Шрифт:
Интервал:
Закладка:
Предвестья театрального предмета тут несомненно есть. Только предмет здесь «неполон». Глядя на эту ситуацию с точки зрения будущего театрального предмета, можно сказать, что если в охотничьих ритуальных обрядах предшествий театральности искать не стоит, то в социальной ролевой игре, какой несомненно является перед нами игра детей, несомненно же представлена театральность (в предложенном понимании) — явление, которому театр, кажется, в состоянии подражать. Допустив, что игры детей моложе древних магических ритуалов, можно без натяжки предположить, что в игре начинается своего рода диалектическое отрицание синкретизма древнего обряда. Тут «неполнота», но зато два пратеатральных элемента есть в реальности и в таких именно связях, которым театр еще не может подражать, но которые имеют некую перспективу «театрального развития».

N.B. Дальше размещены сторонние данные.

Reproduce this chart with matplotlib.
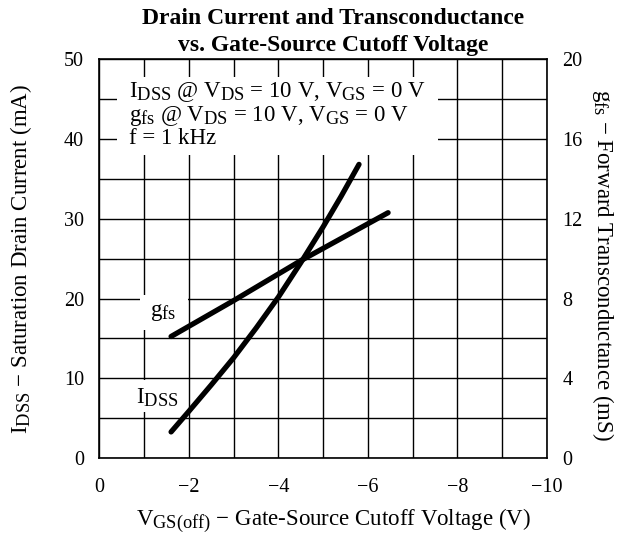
import matplotlib.pyplot as plt
import matplotlib._mathtext as mathtext_internal
from matplotlib.patches import Rectangle

plt.rcParams['font.family'] = 'Liberation Serif'
plt.rcParams['mathtext.fontset'] = 'custom'
plt.rcParams['mathtext.rm'] = 'Liberation Serif'
plt.rcParams['mathtext.it'] = 'Liberation Serif:italic'
plt.rcParams['mathtext.bf'] = 'Liberation Serif:bold'
# wieksze indeksy dolne, jak w oryginale
mathtext_internal.SHRINK_FACTOR = 0.8

# Dane
idss_vgs = [-1.6, -2.0, -2.5, -3.0, -3.5, -4.0, -4.5, -5.0, -5.4, -5.8]
idss_ma = [3.3, 5.9, 9.2, 12.6, 16.3, 20.2, 24.5, 29.0, 32.8, 36.8]

gfs_vgs = [-1.6, -3.0, -4.5, -6.45]
gfs_ms = [6.1, 7.9, 9.9, 12.3]

left_ticks = [0, 10, 20, 30, 40, 50]
right_ticks = [0, 4, 8, 12, 16, 20]
x_ticks = [0, -2, -4, -6, -8, -10]

FS = 16.5
TICK_FS = 14.5

fig = plt.figure(figsize=(6.18, 5.37), dpi=100)
ax = fig.add_axes([0.161, 0.1466, 0.724, 0.7436])

ax.set_xlim(0, -10)
ax.set_ylim(0, 50)
ax.set_xticks(x_ticks)
ax.set_xticklabels(['0' if v == 0 else '\u2212%d' % abs(v) for v in x_ticks])
ax.set_xticks(range(0, -11, -1), minor=True)
ax.set_yticks(left_ticks)
ax.set_yticks(range(0, 51, 5), minor=True)
ax.grid(True, which='both', color='black', linewidth=1.0, zorder=1)
ax.tick_params(which='both', length=0, labelsize=TICK_FS)
ax.tick_params(axis='x', pad=14)
ax.tick_params(axis='y', pad=11)
for s in ax.spines.values():
    s.set_linewidth(1.2)
    s.set_zorder(5)

# Biale tla pod opisami
for (x0, y0, w, h) in [(0.039, 0.76, 0.717, 0.195),
                       (0.0905, 0.322, 0.1075, 0.087),
                       (0.075, 0.116, 0.105, 0.08)]:
    ax.add_patch(Rectangle((x0, y0), w, h, transform=ax.transAxes,
                           facecolor='white', edgecolor='none', zorder=2))

ax.plot(idss_vgs, idss_ma, color='black', linewidth=3.8,
        solid_capstyle='round', solid_joinstyle='round', zorder=4)
# gfs na skali prawej (20 mS = 50 mA)
ax.plot(gfs_vgs, [g * 2.5 for g in gfs_ms], color='black', linewidth=3.8,
        solid_capstyle='round', solid_joinstyle='round', zorder=4)

ax.text(0.066, 0.917, r'I$_{\mathrm{DSS}}$ @ V$_{\mathrm{DS}}$ = 10 V, V$_{\mathrm{GS}}$ = 0 V',
        transform=ax.transAxes, fontsize=FS, va='center', ha='left', zorder=3)
ax.text(0.066, 0.857, r'g$_{\mathrm{fs}}$ @ V$_{\mathrm{DS}}$ = 10 V, V$_{\mathrm{GS}}$ = 0 V',
        transform=ax.transAxes, fontsize=FS, va='center', ha='left', zorder=3)
ax.text(0.066, 0.802, 'f = 1 kHz',
        transform=ax.transAxes, fontsize=FS, va='center', ha='left', zorder=3)
ax.text(0.142, 0.364, r'g$_{\mathrm{fs}}$', transform=ax.transAxes,
        fontsize=FS, va='center', ha='center', zorder=3)
ax.text(0.128, 0.151, r'I$_{\mathrm{DSS}}$', transform=ax.transAxes,
        fontsize=FS, va='center', ha='center', zorder=3)

ax.set_xlabel(r'V$_{\mathrm{GS(off)}}$ $-$ Gate-Source Cutoff Voltage (V)', fontsize=FS)
ax.xaxis.set_label_coords(0.524, -0.122)
ax.set_ylabel(r'I$_{\mathrm{DSS}}$ $-$ Saturation Drain Current (mA)', fontsize=FS)
ax.yaxis.set_label_coords(-0.146, 0.498)

ax2 = ax.twinx()
ax2.set_ylim(0, 20)
ax2.set_yticks(right_ticks)
ax2.tick_params(length=0, labelsize=TICK_FS, pad=11)
for s in ax2.spines.values():
    s.set_visible(False)
ax2.set_ylabel(r'g$_{\mathrm{fs}}$ $-$ Forward Transconductance (mS)',
               fontsize=FS, rotation=270, va='center')
ax2.yaxis.set_label_coords(1.125, 0.484)

fig.text(0.539, 0.985, 'Drain Current and Transconductance\nvs. Gate-Source Cutoff Voltage',
         fontsize=17, fontweight='bold', ha='center', va='top', linespacing=1.4)

fig.savefig('out.png', dpi=100)
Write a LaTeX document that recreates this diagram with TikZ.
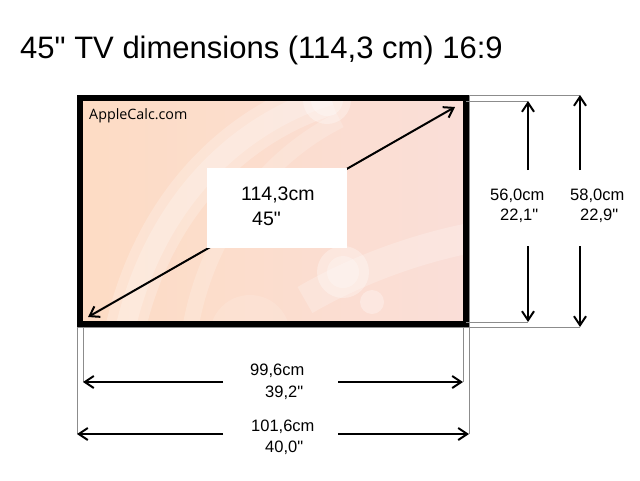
\documentclass[tikz,border=0pt]{standalone}
\usepackage{fontspec}
\setmainfont{Liberation Sans}[Ligatures=TeXOff]
\newfontfamily\acfont{Open Sans}
\usetikzlibrary{arrows.meta}
\definecolor{peach}{HTML}{FDDCC4}
\definecolor{pinkish}{HTML}{FADED8}
\definecolor{extgray}{HTML}{8C8C8C}
\tikzset{
  dimline/.style={line width=2pt, black},
  dimarrow/.style={dimline, -{Straight Barb[length=9pt,width=12pt]}},
  extline/.style={extgray, line width=0.8pt},
  lab/.style={inner sep=0pt, anchor=base west, font=\fontsize{16.5}{19}\selectfont},
  biglab/.style={inner sep=0pt, anchor=base west, font=\fontsize{19.5}{22}\selectfont},
  glow/.style={white, opacity=0.22}
}
\begin{document}
\begin{tikzpicture}[x=1pt,y={(0,-1pt)}]
\useasboundingbox (0,0) rectangle (640,480);
\fill[white] (0,0) rectangle (640,480);

% title
\node[inner sep=0pt, anchor=base west, font=\fontsize{31}{36}\selectfont] (title) at (20,58) {45" TV dimensions (114,3 cm) 16:9};

% screen background
\shade[left color=peach, right color=pinkish] (80,98) rectangle (466,324);
\begin{scope}
  \clip (83,101) rectangle (463,321);
  \draw[glow, line width=40pt] (125,330) .. controls (150,220) and (220,130) .. (330,95);
  \draw[glow, line width=20pt] (125,330) .. controls (150,220) and (220,130) .. (330,95);
  \draw[white, opacity=0.18, line width=16pt] (190,330) .. controls (205,240) and (260,160) .. (340,120);
  \fill[white, opacity=0.3] (327,100) circle (24);
  \fill[white, opacity=0.3] (327,100) circle (16);
  \draw[glow, line width=30pt] (470,238) .. controls (420,248) and (360,268) .. (305,300);
  \fill[white, opacity=0.3] (343,272) circle (26);
  \fill[white, opacity=0.25] (343,272) circle (16);
  \fill[white, opacity=0.3] (372,302) circle (12);
  \fill[white, opacity=0.12] (250,335) circle (40);
\end{scope}

% frame
\draw[extline] (77,95) rectangle (469,327);
\draw[black, line width=6pt] (80,98) rectangle (466,324);
\node[inner sep=0pt, anchor=base west, font=\acfont\fontsize{14.3}{16}\selectfont] (brand) at (89,119) {AppleCalc.com};

% diagonal
\coordinate (dA) at (88,317);
\coordinate (dB) at (455,107);
\draw[dimline, {Straight Barb[length=9pt,width=12pt]}-{Straight Barb[length=9pt,width=12pt]}] (dA) -- (dB);
\fill[white] (207,168) rectangle (347,248);
\node[biglab] (diagcm) at (241,200) {114,3cm};
\node[biglab] (diagin) at (252,225) {45"};

% vertical dimension (inner 56,0)
\coordinate (h1t) at (528,101);
\coordinate (h1b) at (528,322);
\coordinate (h1gt) at (528,170);
\coordinate (h1gb) at (528,246);
\draw[extline] (466,101) -- (h1t);
\draw[extline] (466,322) -- (h1b);
\draw[dimarrow] (h1gt) -- (h1t);
\draw[dimarrow] (h1gb) -- (h1b);
\node[lab] (h1cm) at (490,200) {56,0cm};
\node[lab] (h1in) at (500,220) {22,1"};

% vertical dimension (outer 58,0)
\coordinate (h2t) at (580,95);
\coordinate (h2b) at (580,327);
\coordinate (h2gt) at (580,170);
\coordinate (h2gb) at (580,246);
\draw[extline] (469,95) -- (h2t);
\draw[extline] (469,327) -- (h2b);
\draw[dimarrow] (h2gt) -- (h2t);
\draw[dimarrow] (h2gb) -- (h2b);
\node[lab] (h2cm) at (570,200) {58,0cm};
\node[lab] (h2in) at (580,220) {22,9"};

% horizontal dimension (inner 99,6)
\coordinate (w1l) at (83,382);
\coordinate (w1r) at (463,382);
\coordinate (w1gl) at (223,382);
\coordinate (w1gr) at (338,382);
\draw[extline] (83,327) -- (w1l);
\draw[extline] (463,327) -- (w1r);
\draw[dimarrow] (w1gl) -- (w1l);
\draw[dimarrow] (w1gr) -- (w1r);
\node[lab] (w1cm) at (250,375) {99,6cm};
\node[lab] (w1in) at (265,397) {39,2"};

% horizontal dimension (outer 101,6)
\coordinate (w2l) at (77,434);
\coordinate (w2r) at (469,434);
\coordinate (w2gl) at (223,434);
\coordinate (w2gr) at (338,434);
\draw[extline] (77,327) -- (w2l);
\draw[extline] (469,327) -- (w2r);
\draw[dimarrow] (w2gl) -- (w2l);
\draw[dimarrow] (w2gr) -- (w2r);
\node[lab] (w2cm) at (251,431) {101,6cm};
\node[lab] (w2in) at (265,452) {40,0"};
\end{tikzpicture}
\end{document}
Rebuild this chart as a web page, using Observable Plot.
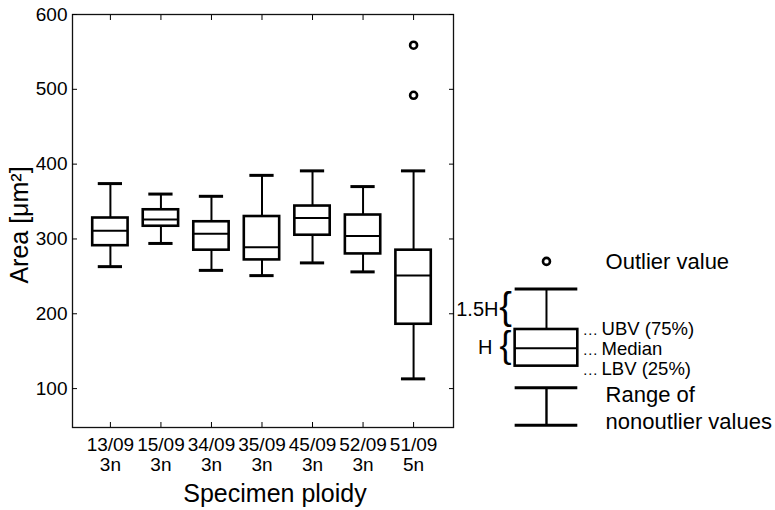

В этом свете привычная формула Станиславского «магическое «если бы»» (привычная для всех — мы и сами ею недавно воспользовались безо всякой рефлексии) на деле кричаще гротескна. Нечто вроде понятия «условная магия». Во всяком случае, в тех жизненных явлениях, где нащупываются будущие театральные гены, отношения между магией и условностью выглядят вполне определенно: «если бы» входит в дело по мере того, как уходит магия. Рискнем повториться, но все-таки подчеркнем еще раз: не стоит искать, чего в такой игре больше — близкого театру или отличного от театра. Жизненный прообраз связи актер — роль самоочевиден. Отсутствие публики и самой потребности в зрителях очевидны не менее. Многократно зафиксировано наукой и описано в литературе, как участие в детской ролевой игре всякого постороннего либо велит ему принять условия игры и таким образом перестать быть посторонним, войти вовнутрь, либо он прекращает игру, либо пришелец все перестраивает и становится зрителем (почему-то, как правило, дурного) театра. По существу этого феномена «зритель игры» — нонсенс.
В зрелищах все по-другому. Здесь в первую очередь театру протягивает руку другая пара — связанные между собою «зритель зрелища» и то, что ему предлагают «зреть». Нигде кроме как в зрелищах и в театре такую пару не встретить, тут опять по-своему неполный театральный предмет — неполный принципиально, потому что содержание зрелища, если на минуту зачислить зрелище по пратеатральному ведомству, безразлично как раз по отношению к «игровой» паре — играющему и его роли. Совершенно справедливо ни одно из определений зрелища не говорит не только об обязательности, но даже и о желательности связи между зрелищем и ролевой игрой. Если зритель зрелища видит на «сцене» ролевую игру, такое зрелище называют театральным. Оно становится театром.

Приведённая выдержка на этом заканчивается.